Wisconsin does not require notarization for a will to be valid but allows for a self-proving affidavit. This affidavit, signed before a notary, confirms that proper execution procedures were followed, allowing the probate court to accept the will without requiring witness testimony. Without this affidavit, witnesses may need to testify in court to confirm the document’s authenticity, potentially causing delays.

Executor Appointments

Selecting an executor is one of the most significant decisions when drafting a will. This individual manages the estate, ensuring debts are settled and assets are distributed according to the testator’s instructions. The testator may nominate an executor, but court approval is required. The court assesses whether the nominee meets legal qualifications, including being at least 18 years old and of sound mind. While Wisconsin does not impose residency restrictions, a nonresident executor may need to appoint an in-state agent for service of process.

Once appointed, the executor must act in the estate’s best interests, filing an inventory of assets, notifying creditors, and managing tax obligations. Executors may need letters testamentary, a court-issued document granting them legal authority over estate matters. If disputes arise, interested parties can challenge the executor’s appointment or request removal for misconduct. Courts have intervened in cases such as In re Estate of O’Neill, 98 Wis. 2d 666 (1980), where an executor was removed for mismanagement.

Handling Property Distributions

Wisconsin law allows testators broad discretion in distributing their property, but the will must clearly specify beneficiaries and assets to avoid ambiguity. Courts have examined cases such as Estate of Taylor, 81 Wis. 2d 687 (1978), where unclear language led to disputes over asset division.

Wisconsin is a community property state, meaning assets acquired during marriage are generally considered jointly owned. If a testator attempts to bequeath community property without spousal consent, legal challenges may arise. Separate property—such as assets acquired before marriage or through inheritance—can typically be distributed freely. The Wisconsin Supreme Court’s ruling in Estate of Burmeister, 124 Wis. 2d 356 (1985) reaffirmed a spouse’s ability to challenge improper asset allocations under marital property laws.

Naming a Guardian for Dependents

For parents of minor children, designating a guardian in a will is critical. Wisconsin law gives strong preference to the guardian named in the will, provided they are fit and willing to serve. If no guardian is designated, or the named individual is deemed unsuitable, the court appoints a guardian based on the child’s best interests. The ruling in In re Guardianship of Schmidt, 71 Wis. 2d 317 (1975) reinforced that a parent’s nomination carries substantial weight but is not absolute.

A will can also outline preferences for a child’s upbringing, such as education and religious guidance, though these directives are not legally binding. If a guardianship appointment is contested, courts may consider witness testimony and expert evaluations. Judges may also appoint a guardian ad litem to represent the child’s interests. Without a valid will specifying a guardian, the court has full discretion over the appointment, increasing the risk of family disputes.

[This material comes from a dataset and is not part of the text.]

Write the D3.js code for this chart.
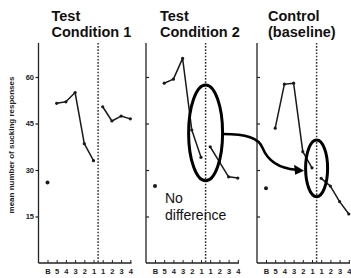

Revising or Replacing the Will

Circumstances change, making periodic will reviews necessary. Wisconsin law permits testators to amend or replace their wills at any time, provided they retain legal capacity. Changes can be made through a codicil, a legally binding supplement modifying specific provisions, or by drafting a new will. A new will should explicitly revoke prior versions to prevent conflicts. The Wisconsin Supreme Court upheld this principle in In re Estate of Barnes, 254 Wis. 455 (1949), where a testator’s act of tearing up a will was ruled an effective revocation.

Major life events such as marriage, divorce, or the birth of a child may necessitate revisions. Divorce automatically revokes provisions benefiting a former spouse unless the will explicitly states otherwise. If conflicting estate planning documents exist, courts may examine intent, as demonstrated in Estate of Hounsell, 250 Wis. 150 (1947), where conflicting wills led to litigation. Failing to update a will can result in unintended beneficiaries receiving assets or portions of the estate being distributed under intestacy laws.

Storage and Record-Keeping

Ensuring a will is securely stored and accessible is crucial. Wisconsin does not require wills to be filed with the court before death, but they should be kept in a secure location known to the executor or family members. A fireproof safe at home is a common choice, though safety deposit boxes can pose access challenges, as court authorization may be required to open them posthumously.

For additional security, Wisconsin allows wills to be deposited with the Register in Probate in the county where the testator resides. This ensures the document remains protected and accessible upon death. Executors should be informed of the will’s location and provided with retrieval instructions. If the original document cannot be found, courts may permit probate of a copy if clear and convincing evidence shows the testator did not intend to revoke it. Cases such as Estate of Krause, 78 Wis. 2d 320 (1977) highlight the difficulties of proving the validity of lost or destroyed wills, emphasizing the need for proper record-keeping.